不过我妈走时,我大姐也哭得很伤心,毕竟是自己的亲妈,一世母女,从未真心相待过,别扭了一辈子,或许走了,才觉得后悔遗憾吧。
再多悔恨,可惜我妈听不到了,不知道在那个世界,她俩会不会修复母女情,相聚一起呢?
二姐三姐都是挺有主张的,我妈管不住,所以只能睁只眼闭只眼,由得她俩,但这俩姐选男朋友时那真的是挺多灾多难的,第一个都是渣男,两姐不答应,那俩渣男纠缠不清,还准备炸我家,搞得我爸妈头都是大的,全家跟着担惊受怕了一阵子,还好最后有惊无险。
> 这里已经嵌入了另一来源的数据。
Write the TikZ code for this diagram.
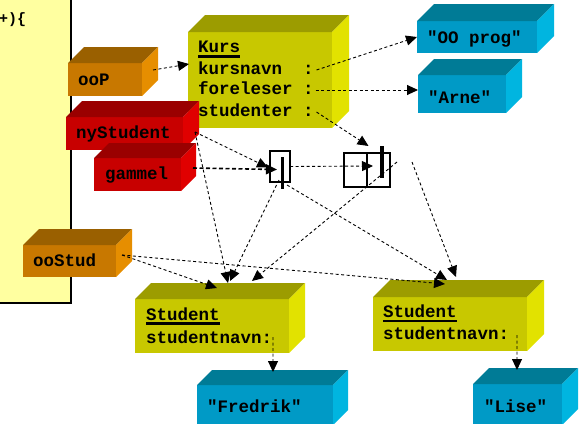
\documentclass[tikz,border=0pt]{standalone}
\usepackage{fontspec}
\setmonofont{Liberation Mono}
\usetikzlibrary{arrows.meta,calc}

\definecolor{panelY}{HTML}{FFFFA0}
\definecolor{olvF}{HTML}{C8C800}
\definecolor{olvT}{HTML}{9C9C00}
\definecolor{olvS}{HTML}{E2E200}
\definecolor{bluF}{HTML}{009AC6}
\definecolor{bluT}{HTML}{007B96}
\definecolor{bluS}{HTML}{00B5E0}
\definecolor{orgF}{HTML}{C87800}
\definecolor{orgT}{HTML}{9A6000}
\definecolor{orgS}{HTML}{E68E00}
\definecolor{redF}{HTML}{C80000}
\definecolor{redT}{HTML}{9A0000}
\definecolor{redS}{HTML}{E00000}

% top and right faces of a block whose front face is node #1
\newcommand\blockfaces[4]{%
  \fill[#3] (#1.north west) -- ++(#2,-#2) -- ($(#1.north east)+(#2,-#2)$) -- (#1.north east) -- cycle;
  \fill[#4] (#1.north east) -- ++(#2,-#2) -- ($(#1.south east)+(#2,-#2)$) -- (#1.south east) -- cycle;}

\tikzset{
  front/.style={inner sep=0pt, outer sep=0pt},
  txt/.style={inner sep=0pt, outer sep=0pt, anchor=base west,
    font=\ttfamily\bfseries\fontsize{17.5}{20}\selectfont},
  refbox/.style={draw, line width=2.5pt, inner sep=0pt, outer sep=0pt},
  conn/.style={draw, line width=0.9pt, dash pattern=on 3pt off 2.5pt,
    -{Triangle[length=11pt,width=10pt]}},
  connthick/.style={conn, line width=1.6pt, dash pattern=on 4pt off 2.5pt},
  uline/.style={line width=2.2pt}
}

\begin{document}
\begin{tikzpicture}[x=1pt,y=-1pt]
\useasboundingbox (0,0) rectangle (580,423);

% code panel on the left
\node[front, fill=panelY, minimum width=71pt, minimum height=303pt] (panel) at (35.5,151.5) {};
\draw[line width=1.2pt] (panel.north east) -- (panel.south east) -- (panel.south west);
\node[inner sep=0pt, anchor=base west, font=\ttfamily\bfseries\fontsize{15}{17}\selectfont] (code) at (-1,23) {+)\{};

% Kurs object
\node[front, fill=olvF, minimum width=144pt, minimum height=96pt] (kurs) at (260,80) {};
\blockfaces{kurs}{17}{olvT}{olvS}
\node[txt] (kursT) at (198,52) {Kurs};
\draw[uline] ($(kursT.base west)+(0,4.5)$) -- ($(kursT.base east)+(0,4.5)$);
\node[txt] (kn) at (198,74) {kursnavn~~:};
\node[txt] (fl) at (198,94) {foreleser~:};
\node[txt] (st) at (198,116) {studenter~:};

% variables
\node[front, fill=orgF, minimum width=74pt, minimum height=33pt] (oop) at (105,79.5) {};
\blockfaces{oop}{16}{orgT}{orgS}
\node[txt] (oopT) at (78,85) {ooP};

\node[front, fill=redF, minimum width=117pt, minimum height=33pt] (nys) at (124.5,133.5) {};
\blockfaces{nys}{16}{redT}{redS}
\node[txt] (nysT) at (76,138) {nyStudent};

\node[front, fill=redF, minimum width=87pt, minimum height=33pt] (gam) at (137.5,174.5) {};
\blockfaces{gam}{15}{redT}{redS}
\node[txt] (gamT) at (105,179) {gammel};

\node[front, fill=orgF, minimum width=93pt, minimum height=32pt] (oos) at (69.5,261) {};
\blockfaces{oos}{16}{orgT}{orgS}
\node[txt] (oosT) at (33,266) {ooStud};

% string objects
\node[front, fill=bluF, minimum width=120pt, minimum height=32pt] (oo) at (477,37) {};
\blockfaces{oo}{17}{bluT}{bluS}
\node[txt] (ooT) at (427,43) {"OO prog"};

\node[front, fill=bluF, minimum width=88pt, minimum height=38pt] (arne) at (462,94) {};
\blockfaces{arne}{16}{bluT}{bluS}
\node[txt] (arneT) at (428,103) {"Arne"};

% Student objects
\node[front, fill=olvF, minimum width=154pt, minimum height=54pt] (s1) at (212,326) {};
\blockfaces{s1}{16}{olvT}{olvS}
\node[txt] (s1T) at (146,320) {Student};
\draw[uline] ($(s1T.base west)+(0,3.5)$) -- ($(s1T.base east)+(0,3.5)$);
\node[txt] (sn1) at (146,343) {studentnavn:};

\node[front, fill=olvF, minimum width=154pt, minimum height=54pt] (s2) at (450,324) {};
\blockfaces{s2}{17}{olvT}{olvS}
\node[txt] (s2T) at (383,317) {Student};
\draw[uline] ($(s2T.base west)+(0,4)$) -- ($(s2T.base east)+(0,4)$);
\node[txt] (sn2) at (383,339) {studentnavn:};

\node[front, fill=bluF, minimum width=136pt, minimum height=40pt] (fred) at (265,405) {};
\blockfaces{fred}{15}{bluT}{bluS}
\node[txt] (fredT) at (207,412) {"Fredrik"};

\node[front, fill=bluF, minimum width=89pt, minimum height=41pt] (lise) at (517.5,404.5) {};
\blockfaces{lise}{16}{bluT}{bluS}
\node[txt] (liseT) at (484,412) {"Lise"};

% reference cells
\node[refbox, minimum width=20pt, minimum height=31pt] (ref1) at (280,166.5) {};
\draw[line width=3pt] ($(ref1.north)+(2,6)$) -- ($(ref1.south)+(2,7)$);
\node[refbox, minimum width=23pt, minimum height=34pt] (cellA) at (355.5,170) {};
\node[refbox, minimum width=23pt, minimum height=34pt] (cellB) at (378.5,170) {};
\draw[line width=3.5pt] ($(cellB.north)+(3.5,-7)$) -- ($(cellB.north)+(3.5,25)$);

% connectors
\draw[conn] ($(oop.east)+(11,-9.5)$) -- ($(kurs.north west)+(1,32)$);
\draw[conn] ($(kn.base east)+(3,-4)$) -- (oo.west);
\draw[conn] ($(fl.base east)+(2,-4)$) -- ($(arne.west)+(0,-4)$);
\draw[conn] ($(st.base east)+(3,-4)$) -- ($(cellB.north)+(-10,-7)$);

\draw[conn] ($(nys.east)+(12,-1.5)$) -- ($(ref1.west)+(-2,1)$);
\draw[connthick] ($(gam.east)+(12,-6.5)$) -- ($(ref1.west)+(7,3)$);
\draw[conn] ($(nys.east)+(12,-1.5)$) -- ($(s1.north west)+(93,-16)$);
\draw[conn] ($(ref1.south)+(-1,-2)$) -- ($(s1.north west)+(95,-18)$);
\draw[conn] ($(ref1.south east)+(-3,3)$) -- ($(s2.north west)+(74,-17)$);
\draw[conn] (ref1.east) -- ($(cellB.west)+(6,-4)$);
\draw[conn] ($(cellB.east)+(7,-8)$) -- ($(s1.north west)+(117,-18)$);
\draw[conn] ($(cellB.east)+(22,-8)$) -- ($(s2.north west)+(83,-20)$);
\draw[conn] ($(oos.east)+(6,-6)$) -- ($(s1.north west)+(82,-11)$);
\draw[conn] ($(oos.east)+(6,-6)$) -- ($(s2.north west)+(72,-13)$);
\draw[conn] ($(sn1.base east)+(1,-6)$) -- ($(fred.north)+(8,-13)$);
\draw[conn] ($(sn2.base east)+(8,-4)$) -- ($(lise.north)+(-0.5,-14)$);
\end{tikzpicture}
\end{document}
这俩姐我妈付出得最多,结婚嫁妆七八套,帮带大孩子,帮做家务做农田,当然帮干活都是我和我爸的份,我妈动动嘴皮子而已。
而对于我呢,虽然我妈没象恨我大姐那样恨我,咒我,一方面我比较“软弱”,任她打骂,我不反抗不哭不闹,另外我是六兄姐中最听她话的,最不忤逆她的。还有就是打一怀上她就不想要我,可能压根没把我当女儿看吧,至少读卫校前是这样想的。
可能是知道自己不受待见,小时候的我很乖,很听话,爸妈,兄姐要我放牛就放牛,要我赶鸭子就赶鸭子,从不拒绝,也不敢有自己的想法。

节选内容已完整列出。